Federal courts would likely boot a challenge immediately because the proper place for such challenges is with the FEC, the nonpartisan experts said.

And, while it takes the FEC years to address complaints that do have merit — in which case, a ruling would be made long after the election — Weiner said "the chances are verging on zero that they will find a majority of four FEC commissioners who would bar Harris from accessing these funds."

Harris' ballot eligibility

The three nonpartisan election law experts said any attempt to keep Harris off the ballot because it would be unfair to primary voters is even more doomed.

That's because it's the Republican and Democratic party conventions that decide who's on the ballot.

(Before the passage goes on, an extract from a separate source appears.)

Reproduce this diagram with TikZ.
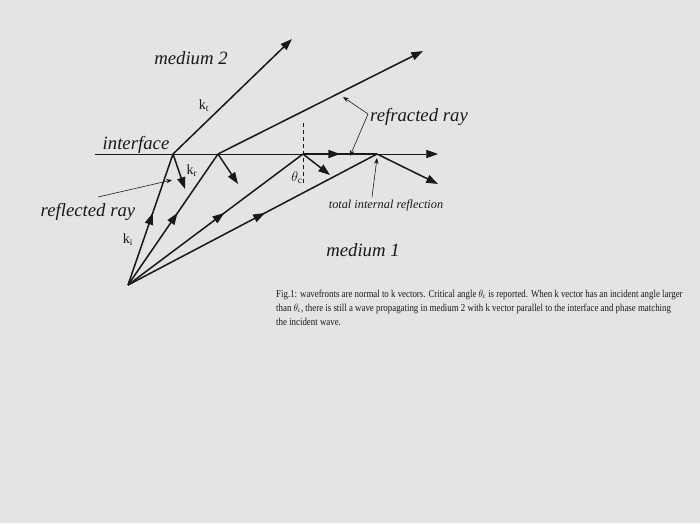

"There isn't a candidate yet," said Weiner, the Brennan Center expert.

"There was a presumptive Democratic nominee and that presumptive nominee has bowed out," he said. "No ballots have been printed, no deadlines have passed."

"Even compared to the arguments that Republicans made in the aftermath of the 2020 election, these arguments that they have to nominate Biden are completely bogus," he added.

To claim there has been some kind of back-room coup is to make a political, not a legal argument, Weiner said.

"The theories that have been floated about potential challenges or concerns about her ballot eligibility, all of the ones that I've seen have relied on legal restrictions around replacing general election candidates," Noti told BI. "But that's not what's happening here. There's no general election candidate being replaced, so those rules and regulations about replacement don't don't apply to the situation."

Until the mid-1970s the two major parties routinely went into their party conventions not knowing who their nominees would be, and it was hashed out in rounds of voting on the convention floor, Weiner noted.

"The parties have carte blanche to nominate who they want according to their own rules," he said, "as long as they're eligible to be nominated."

According to Becker of the Center for Election Innovation & Research, the first ballot for mail-in voting in North Carolina will not roll off the presses until September 6.

Noti of the Campaign Legal Center said a meritless claim like this would be tossed from court immediately, leaving the GOP challengers' lawyers subject to possible sanctions for filing a frivolous suit.

"I suspect it would be disposed of very quickly," Becker agreed of any legal challenge to Harris headlining Democratic ballots.

"Although we've seen that filing frivolous lawsuits is no barrier to this," Becker said, "I'm 100% confident that no court will allow the Republican Party to dictate who the Democratic Party nominee will be."